**WHAT THIS TASK INVOLVES:** Filter out everything except lines holding "Apache".

**DATA FOR THIS EXERCISE:**
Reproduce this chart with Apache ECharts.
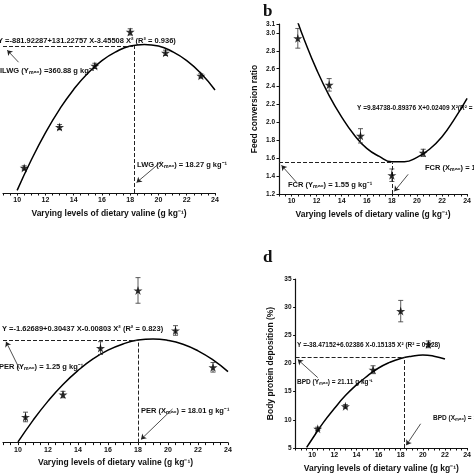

==

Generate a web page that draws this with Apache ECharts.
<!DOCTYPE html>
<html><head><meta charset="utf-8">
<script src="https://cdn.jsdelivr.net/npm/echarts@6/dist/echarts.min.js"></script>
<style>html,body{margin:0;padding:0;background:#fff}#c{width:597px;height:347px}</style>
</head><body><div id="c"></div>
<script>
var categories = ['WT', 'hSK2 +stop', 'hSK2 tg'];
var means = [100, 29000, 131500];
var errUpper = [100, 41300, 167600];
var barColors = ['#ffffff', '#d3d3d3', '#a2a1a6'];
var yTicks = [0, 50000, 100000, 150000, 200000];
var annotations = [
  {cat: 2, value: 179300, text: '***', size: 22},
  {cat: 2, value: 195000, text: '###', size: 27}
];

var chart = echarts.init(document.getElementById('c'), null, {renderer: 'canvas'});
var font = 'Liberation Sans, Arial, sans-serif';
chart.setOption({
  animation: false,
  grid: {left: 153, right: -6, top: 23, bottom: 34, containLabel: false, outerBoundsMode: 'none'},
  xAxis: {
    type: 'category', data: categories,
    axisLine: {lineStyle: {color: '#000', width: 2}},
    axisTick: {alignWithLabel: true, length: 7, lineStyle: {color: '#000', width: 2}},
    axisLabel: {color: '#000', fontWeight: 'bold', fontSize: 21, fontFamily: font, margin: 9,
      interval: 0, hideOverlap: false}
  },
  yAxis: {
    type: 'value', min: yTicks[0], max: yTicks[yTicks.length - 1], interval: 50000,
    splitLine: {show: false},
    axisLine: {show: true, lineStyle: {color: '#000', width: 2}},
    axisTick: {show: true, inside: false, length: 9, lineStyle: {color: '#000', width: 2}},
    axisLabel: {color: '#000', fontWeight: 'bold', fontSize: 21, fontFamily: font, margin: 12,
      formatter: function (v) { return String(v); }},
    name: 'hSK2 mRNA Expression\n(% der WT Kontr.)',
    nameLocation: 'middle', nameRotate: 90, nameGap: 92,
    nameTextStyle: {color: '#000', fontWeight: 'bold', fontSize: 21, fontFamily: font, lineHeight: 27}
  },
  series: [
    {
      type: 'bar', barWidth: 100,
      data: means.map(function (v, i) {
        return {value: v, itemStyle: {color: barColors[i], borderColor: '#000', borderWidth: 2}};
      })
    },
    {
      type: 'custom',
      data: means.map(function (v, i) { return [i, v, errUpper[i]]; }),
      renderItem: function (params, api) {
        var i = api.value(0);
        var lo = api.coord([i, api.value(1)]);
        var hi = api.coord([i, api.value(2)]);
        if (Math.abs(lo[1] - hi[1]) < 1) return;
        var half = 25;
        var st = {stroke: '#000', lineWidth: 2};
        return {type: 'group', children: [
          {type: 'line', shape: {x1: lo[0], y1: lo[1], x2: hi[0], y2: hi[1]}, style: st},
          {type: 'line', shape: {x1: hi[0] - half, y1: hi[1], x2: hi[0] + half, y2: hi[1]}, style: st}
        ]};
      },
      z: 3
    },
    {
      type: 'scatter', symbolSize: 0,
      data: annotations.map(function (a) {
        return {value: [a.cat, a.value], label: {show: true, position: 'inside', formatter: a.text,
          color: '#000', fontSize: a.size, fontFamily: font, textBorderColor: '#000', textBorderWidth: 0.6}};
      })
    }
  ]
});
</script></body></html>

**COMPLETED EXERCISE:**
Reproduce this chart with Apache ECharts.
Generate a web page that draws this with Apache ECharts.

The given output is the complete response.